- What the exercise asks
The material below should be written out in full and exactly; pictures stay out of the copy.

- Supplied material
===============

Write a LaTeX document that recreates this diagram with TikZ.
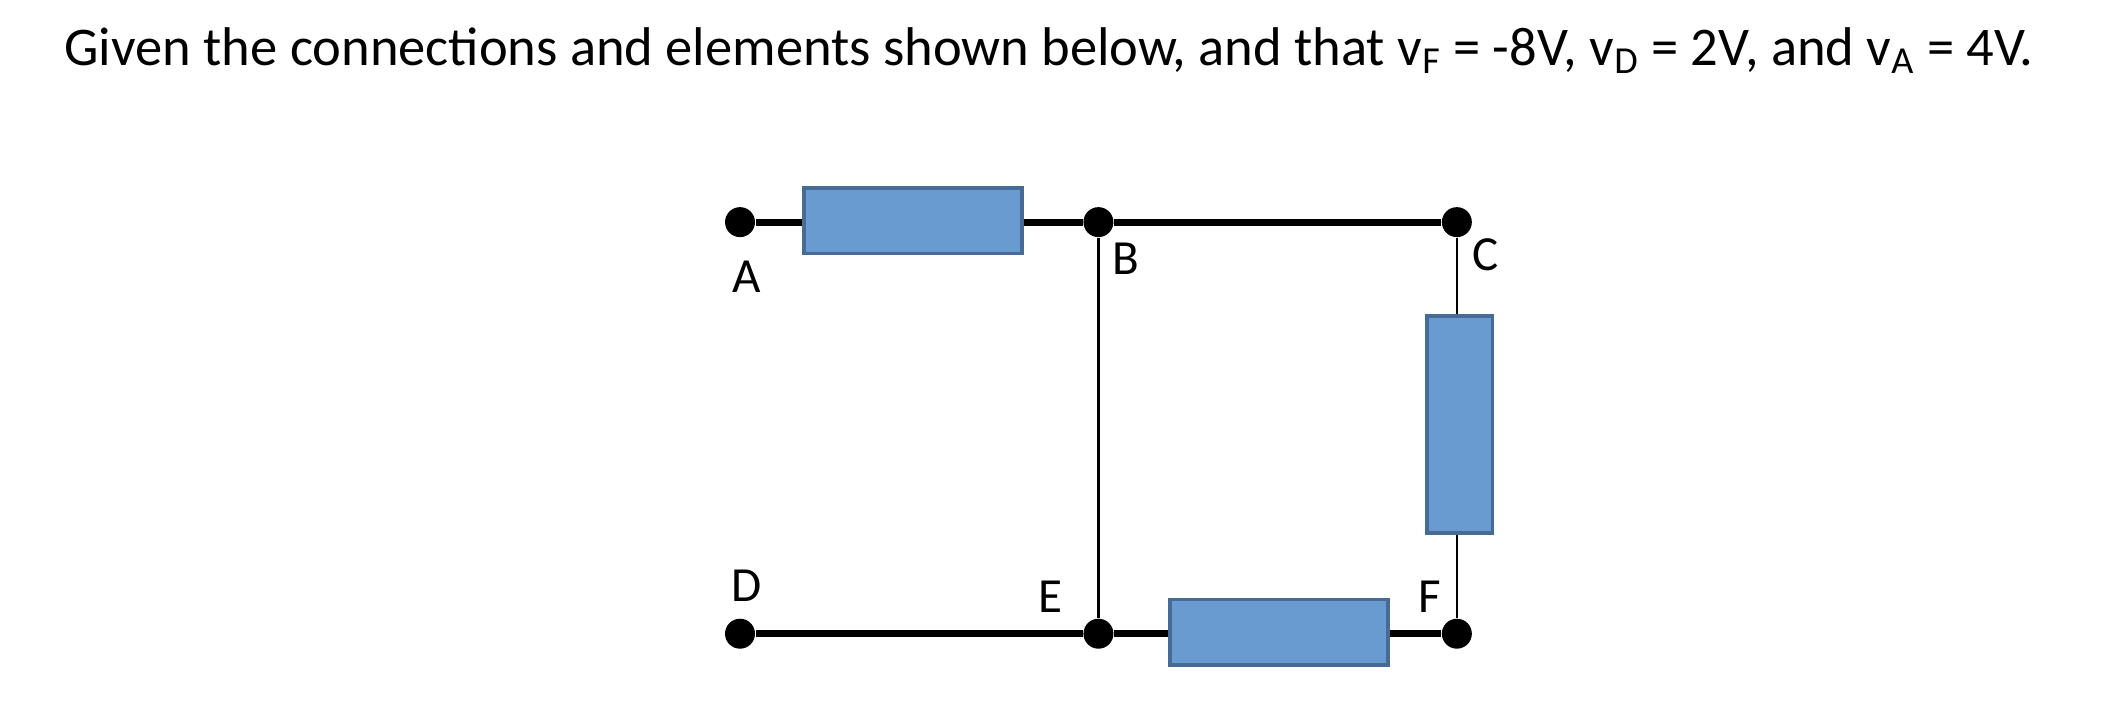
\documentclass[tikz,border=0pt]{standalone}
\usepackage{fontspec}
\setmainfont{Carlito}
\definecolor{resedge}{RGB}{69,107,150}
\definecolor{resfill}{RGB}{106,155,208}
\begin{document}
\begin{tikzpicture}[x=0.5pt,y=-0.5pt,
  thick wire/.style={line width=2.5pt},
  thin wire/.style={line width=1pt},
  res/.style={draw=resedge, line width=1.3pt, fill=resfill, inner sep=0pt},
  dot/.style={circle,fill=black,inner sep=0pt,minimum size=11pt},
  lbl/.style={font=\fontsize{18}{20}\selectfont,inner sep=0pt}]
\useasboundingbox (0,0) rectangle (1560,523);
\node[anchor=base west,inner sep=0pt,font=\fontsize{20}{24}\selectfont] (title) at (47,48)
 {Given the connections and elements shown below, and that v\textsubscript{F} = -8V, v\textsubscript{D} = 2V, and v\textsubscript{A} = 4V.};
\node[dot] (A) at (543,163) {};
\node[dot] (B) at (806,163) {};
\node[dot] (C) at (1069,163) {};
\node[dot] (D) at (543,465) {};
\node[dot] (E) at (806,465) {};
\node[dot] (F) at (1069,465) {};
\draw[thick wire] (A) -- (B) -- (C);
\draw[thick wire] (D) -- (E) -- (F);
\draw[thin wire] (B) -- (E);
\draw[thin wire] (C) -- (F);
\node[res,minimum width=80pt,minimum height=24pt] (R1) at (670,162) {};
\node[res,minimum width=24pt,minimum height=79.5pt] (R2) at (1071,311.5) {};
\node[res,minimum width=80pt,minimum height=24pt] (R3) at (938.5,464) {};
\node[lbl] (lA) at (548,203) {A};
\node[lbl] (lB) at (826,190) {B};
\node[lbl] (lC) at (1090,187) {C};
\node[lbl] (lD) at (548,430) {D};
\node[lbl] (lE) at (771,438) {E};
\node[lbl] (lF) at (1049,438) {F};
\end{tikzpicture}
\end{document}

===============

- Worked solution
Write a LaTeX document that recreates this diagram with TikZ.
\documentclass[tikz,border=0pt]{standalone}
\usepackage{fontspec}
\setmainfont{Carlito}
\definecolor{resedge}{RGB}{69,107,150}
\definecolor{resfill}{RGB}{106,155,208}
\begin{document}
\begin{tikzpicture}[x=0.5pt,y=-0.5pt,
  thick wire/.style={line width=2.5pt},
  thin wire/.style={line width=1pt},
  res/.style={draw=resedge, line width=1.3pt, fill=resfill, inner sep=0pt},
  dot/.style={circle,fill=black,inner sep=0pt,minimum size=11pt},
  lbl/.style={font=\fontsize{18}{20}\selectfont,inner sep=0pt}]
\useasboundingbox (0,0) rectangle (1560,523);
\node[anchor=base west,inner sep=0pt,font=\fontsize{20}{24}\selectfont] (title) at (47,48)
 {Given the connections and elements shown below, and that v\textsubscript{F} = -8V, v\textsubscript{D} = 2V, and v\textsubscript{A} = 4V.};
\node[dot] (A) at (543,163) {};
\node[dot] (B) at (806,163) {};
\node[dot] (C) at (1069,163) {};
\node[dot] (D) at (543,465) {};
\node[dot] (E) at (806,465) {};
\node[dot] (F) at (1069,465) {};
\draw[thick wire] (A) -- (B) -- (C);
\draw[thick wire] (D) -- (E) -- (F);
\draw[thin wire] (B) -- (E);
\draw[thin wire] (C) -- (F);
\node[res,minimum width=80pt,minimum height=24pt] (R1) at (670,162) {};
\node[res,minimum width=24pt,minimum height=79.5pt] (R2) at (1071,311.5) {};
\node[res,minimum width=80pt,minimum height=24pt] (R3) at (938.5,464) {};
\node[lbl] (lA) at (548,203) {A};
\node[lbl] (lB) at (826,190) {B};
\node[lbl] (lC) at (1090,187) {C};
\node[lbl] (lD) at (548,430) {D};
\node[lbl] (lE) at (771,438) {E};
\node[lbl] (lF) at (1049,438) {F};
\end{tikzpicture}
\end{document}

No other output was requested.